Answer

**step1** Understanding the given expression

The problem asks us to simplify the expression $$z \times z^2 \times z^{-3}$$. This expression involves a letter 'z' which represents a number, and it has powers (exponents) associated with 'z'.

**step2** Expanding terms with positive exponents

When we see a number or letter like 'z' by itself, it means 'z' is multiplied by itself one time. We can think of it as $$z^1$$.
The term $$z^2$$ means 'z' is multiplied by itself two times. So, $$z^2 = z \times z$$.

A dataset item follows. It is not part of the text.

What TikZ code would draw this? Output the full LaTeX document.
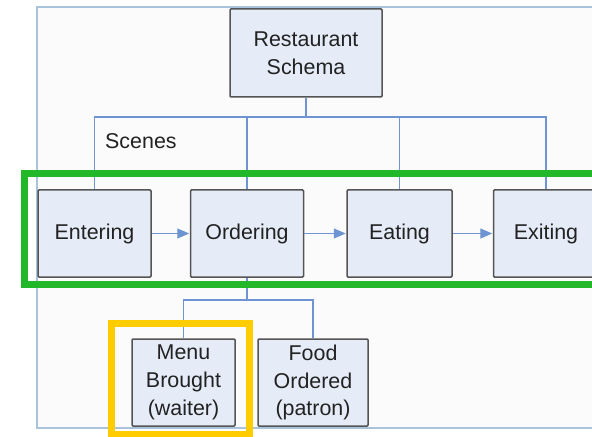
\documentclass[tikz,border=0pt]{standalone}
\usepackage{fontspec}
\setmainfont{Liberation Sans}
\usetikzlibrary{arrows.meta}
\definecolor{boxfill}{HTML}{E5ECF7}
\definecolor{boxline}{HTML}{555555}
\definecolor{conn}{HTML}{6E94D2}
\definecolor{frameline}{HTML}{A9C3DA}
\definecolor{framefill}{HTML}{FBFBFB}
\definecolor{hlgreen}{HTML}{22B82A}
\definecolor{hlyellow}{HTML}{FFCC00}
\definecolor{txt}{HTML}{222222}
\tikzset{
  schemabox/.style={draw=boxline, line width=1.5bp, fill=boxfill, rounded corners=1bp,
    align=center, inner sep=0pt, text=txt,
    font=\fontsize{21.5}{28}\selectfont},
  link/.style={draw=conn, line width=1.3bp},
  flow/.style={link, -{Triangle[length=12bp,width=10bp]}, shorten >=0.5bp},
  highlight/.style={line width=7bp}
}
\begin{document}
\begin{tikzpicture}[x=1bp,y=-1bp]
\useasboundingbox (0,0) rectangle (592,437);
\clip (0,0) rectangle (592,437);
\fill[white] (0,0) rectangle (592,437);
% outer frame
\draw[frameline, fill=framefill, line width=1.5bp] (37,7) rectangle (640,428);

% nodes
\node[schemabox, minimum width=152bp, minimum height=88bp] (rs) at (306,53) {Restaurant\\Schema};
\node[schemabox, minimum width=113bp, minimum height=87bp] (en) at (94.5,233.5) {Entering};
\node[schemabox, minimum width=113bp, minimum height=87bp] (or) at (247,233.5) {Ordering};
\node[schemabox, minimum width=105bp, minimum height=87bp] (ea) at (399.5,233.5) {Eating};
\node[schemabox, minimum width=105bp, minimum height=87bp] (ex) at (546,233.5) {Exiting};
\node[schemabox, minimum width=103bp, minimum height=87bp] (mb) at (183.5,382.5) {Menu\\Brought\\(waiter)};
\node[schemabox, minimum width=110bp, minimum height=87bp] (fo) at (313,382.5) {Food\\Ordered\\(patron)};

\node[anchor=west, inner sep=0pt, text=txt, font=\fontsize{21.5}{28}\selectfont] (sc) at (105,141) {Scenes};

% bus levels of the tree
\coordinate (bus1) at (0,117);
\coordinate (bus2) at (0,300);

% schema to scenes
\draw[link] (rs.south) -- (rs.south |- bus1) -| (en.north);
\draw[link] (rs.south) -- (rs.south |- bus1) -| (or.north);
\draw[link] (rs.south) -- (rs.south |- bus1) -| (ea.north);
\draw[link] (rs.south) -- (rs.south |- bus1) -| (ex.north);

% ordering to its sub-scenes
\draw[link] (or.south) -- (or.south |- bus2) -| (mb.north);
\draw[link] (or.south) -- (or.south |- bus2) -| (fo.north);

% scene sequence
\draw[flow] (en.east) -- (or.west);
\draw[flow] (or.east) -- (ea.west);
\draw[flow] (ea.east) -- (ex.west);

% highlights
\draw[hlgreen, highlight] (24,173.5) rectangle (640,284.5);
\draw[hlyellow, highlight] (111,323.5) rectangle (249,434);
\end{tikzpicture}
\end{document}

**step3** Understanding terms with negative exponents

The term $$z^{-3}$$ means that 'z' is multiplied by itself three times, but it is in the denominator of a fraction. This is the same as 1 divided by $$z^3$$. So, $$z^{-3} = \frac{1}{z \times z \times z}$$.

**step4** Rewriting the expression with expanded terms

Now, let's put all these expanded forms back into the original expression:
$$z \times z^2 \times z^{-3} = (z) \times (z \times z) \times \left(\frac{1}{z \times z \times z}\right)$$
We can combine the multiplication parts in the numerator:
$$ = \frac{z \times z \times z}{z \times z \times z}$$

**step5** Simplifying by cancellation

We now have the product of three 'z's in the numerator and the product of three 'z's in the denominator. When we have the same factor in the numerator and the denominator of a fraction, they cancel each other out.
For example, $$\frac{2}{2} = 1$$. Similarly, $$\frac{z}{z} = 1$$ (as long as 'z' is not zero).
So, we can cancel out each 'z' from the top with a 'z' from the bottom:
$$ = \frac{\cancel{z} \times \cancel{z} \times \cancel{z}}{\cancel{z} \times \cancel{z} \times \cancel{z}} $$
After all the cancellations, what is left is 1.
Therefore, $$z \times z^2 \times z^{-3} = 1$$
This solution is valid as long as 'z' is not zero, because we cannot divide by zero.